Mit Jai Inn’s ‘Planes (Electric)’ (2019), from the fair’s Encounters section

She spent her teenage years at school in Singapore and knew only that she definitely didn’t want to work in an office. So, she went to art school, leaving Singapore for London’s Central Saint Martins.

From there, Ooi went to work for Valentine Willie Fine Art gallery in Kuala Lumpur, then spent time as a curator and art adviser before joining Art Basel in 2013 as its VIP relations manager for south-east Asia. She was appointed to the top spot ahead of the fair’s 2015 Hong Kong edition, replacing Magnus Renfrew, who had founded the fair as ArtHK in 2008.

Ooi, 42, admits to having been “in at the deep end” when she started, not having run an art fair before, but says she relishes the challenge. “I complain a lot about living on an aeroplane, but when you visit a gallery and see their artists and hear the individual stories, it’s truly inspiring.”

Her personal highlights at this year’s edition reflect a curious mind: they are all artists she describes as “unsung heroes” in the Insights sector of the fair, which is focused on Asia. These include Zarina, born in India in 1937, whose delicate monochrome prints are on the booth of New Delhi’s Gallery Espace ($12,500-$100,000), and the painter Cheong Soo Pieng (1917-83), a pioneer of Singapore’s Modern art scene, at the Asia Art Center ($40,000-$185,000).

Right now, Ooi is particularly enthused by a re-emerging scene in Bangkok. She cites two Thai artists in the Encounters section of the fair, which is for large-scale works: Mit Jai Inn (b. 1960), co-founder of the Chiang Mai Social Installation arts festival, and Pinaree Sanpitak (b. 1961), an artist who Ooi showed when she was at Valentine Willie gallery.

She believes the fair reflects the fact that taste across the region has “matured” since she began. “Frustrations were different then. Exhibitors [from the west] weren’t sure how to communicate with Asians; some thought they should bring big, red paintings to suit local taste.” Now, she says, “the quality of works throughout [the art fair] is much stronger.”

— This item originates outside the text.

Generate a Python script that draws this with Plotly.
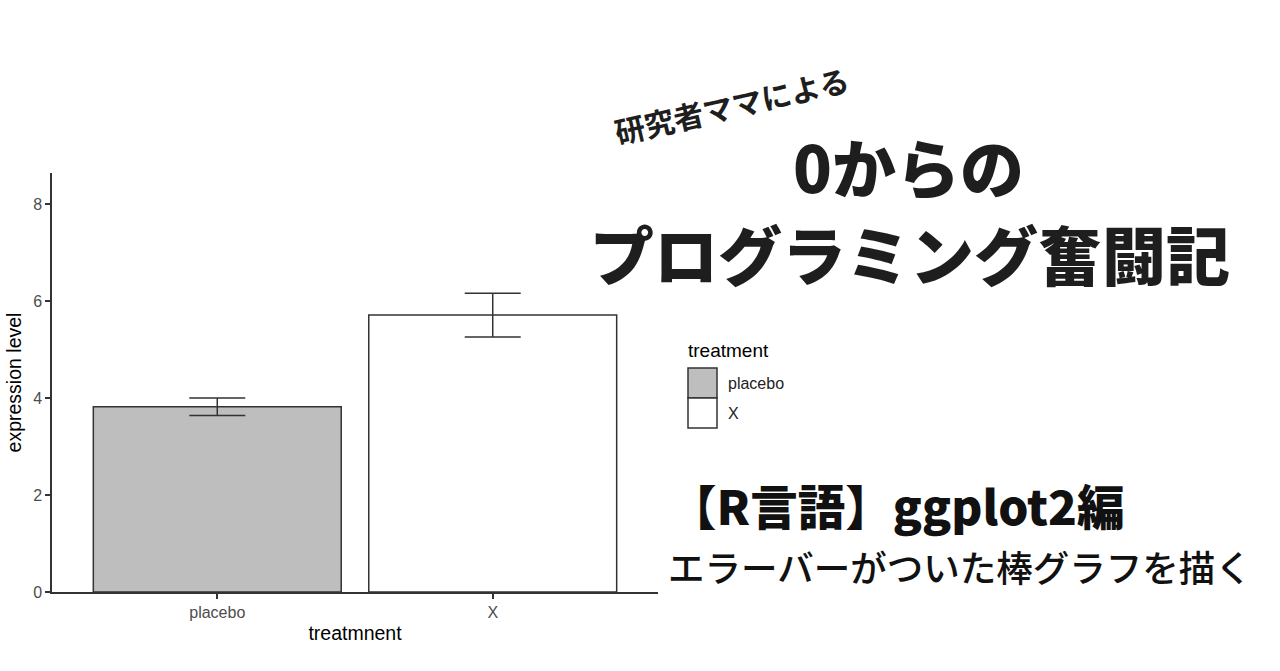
import plotly.graph_objects as go

# data
treatments = ["placebo", "X"]
means = [3.82, 5.71]
errors = [0.18, 0.45]
fills = ["#BEBEBE", "#FFFFFF"]
y_ticks = [0, 2, 4, 6, 8]

W, H = 1280, 671
L, R, T, B = 52, 622, 173, 79
INK = "#333333"
JP = "Noto Sans CJK JP"
EN = "Liberation Sans, Arial, sans-serif"


def paper(x, y):
    # pixel position on the page -> paper coordinates
    return (x - L) / (W - L - R), (H - B - y) / (H - T - B)


fig = go.Figure()
fig.add_trace(go.Bar(
    x=treatments, y=means, width=0.9,
    marker=dict(color=fills, line=dict(color=INK, width=1.5)),
    error_y=dict(type="data", array=errors, color=INK, thickness=1.5, width=28),
    showlegend=False,
))

fig.update_layout(
    width=W, height=H,
    margin=dict(l=L, r=R, t=T, b=B, pad=0),
    paper_bgcolor="white", plot_bgcolor="white",
    font=dict(family=EN, color="#000000"),
)
fig.update_xaxes(
    type="category", range=[-0.6, 1.6],
    showline=True, linecolor=INK, linewidth=1.5,
    ticks="outside", ticklen=5, tickcolor=INK, tickwidth=1.5,
    tickfont=dict(size=16, color="#4D4D4D"),
    showgrid=False, zeroline=False,
    title=dict(text="treatmnent", font=dict(size=19.5, color="#000000"), standoff=6),
)
fig.update_yaxes(
    range=[0, 8.64], tickvals=y_ticks,
    showline=True, linecolor=INK, linewidth=1.5,
    ticks="outside", ticklen=5, tickcolor=INK, tickwidth=1.5,
    tickfont=dict(size=16, color="#4D4D4D"),
    showgrid=False, zeroline=False,
    title=dict(text="expression level", font=dict(size=19.5, color="#000000"), standoff=6),
)

# hand-made legend with the large ggplot keys
shapes = []
key_top = 368
for i, c in enumerate(fills):
    x0, y0 = paper(688, key_top + i * 30)
    x1, y1 = paper(717, key_top + (i + 1) * 30)
    shapes.append(dict(type="rect", xref="paper", yref="paper",
                       x0=x0, y0=y0, x1=x1, y1=y1,
                       fillcolor=c, line=dict(color=INK, width=1.5)))
fig.update_layout(shapes=shapes)

annots = []


def note(text, x, y, size, family, weight="normal", color="#000000",
         xanchor="center", angle=0):
    px, py = paper(x, y)
    annots.append(dict(text=text, x=px, y=py, xref="paper", yref="paper",
                       xanchor=xanchor, yanchor="middle", showarrow=False,
                       textangle=angle,
                       font=dict(size=size, family=family, weight=weight, color=color)))


note("treatment", 686, 350, 19, EN, xanchor="left")
for i, name in enumerate(treatments):
    note(name, 726, key_top + 15 + i * 30, 16, EN, xanchor="left", color="#222222")

# banner text
note("研究者ママによる", 731, 105, 30, JP, weight="bold", color="#1E1E1E", angle=-13)
note("0からの", 908, 165, 64, JP, weight=900, color="#1E1E1E")
note("プログラミング奮闘記", 910, 252, 64, JP, weight=900, color="#1E1E1E")
note("【R言語】ggplot2編", 896, 504, 47.5, JP, weight=900, color="#111111")
note("エラーバーがついた棒グラフを描く", 960, 566, 36.5, JP, weight=500, color="#111111")

fig.update_layout(annotations=annots)

# drop the browser's default body margin so the figure sits at the page corner
fig.write_html("out.html", config={"displayModeBar": False},
               post_script="document.body.style.margin='0';")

Ooi talks quickly and appears to be very in-the-moment — it’s difficult to get her to dwell for long on the four previous editions of Art Basel Hong Kong she has run, or to define her vision of the fair’s future. But we meet in the thick of the event, which she says takes a year to organise, though it runs for only five days — so perhaps now is not the best time for perspective. “Everything is so intense and emotional,” she says.

One concern in the run-up to this year’s event had been China’s economy, which began to slow last year on the back of mounting public and private debt and tense trade relations with the US. Ooi describes herself as “realistic but optimistic” on this front. “We live in sombre times,” she says, “but galleries are not closing down, collectors are still buying and around town it seems that everyone is here. Just look around, this is the week that Hong Kong lights up for the rest of the world.”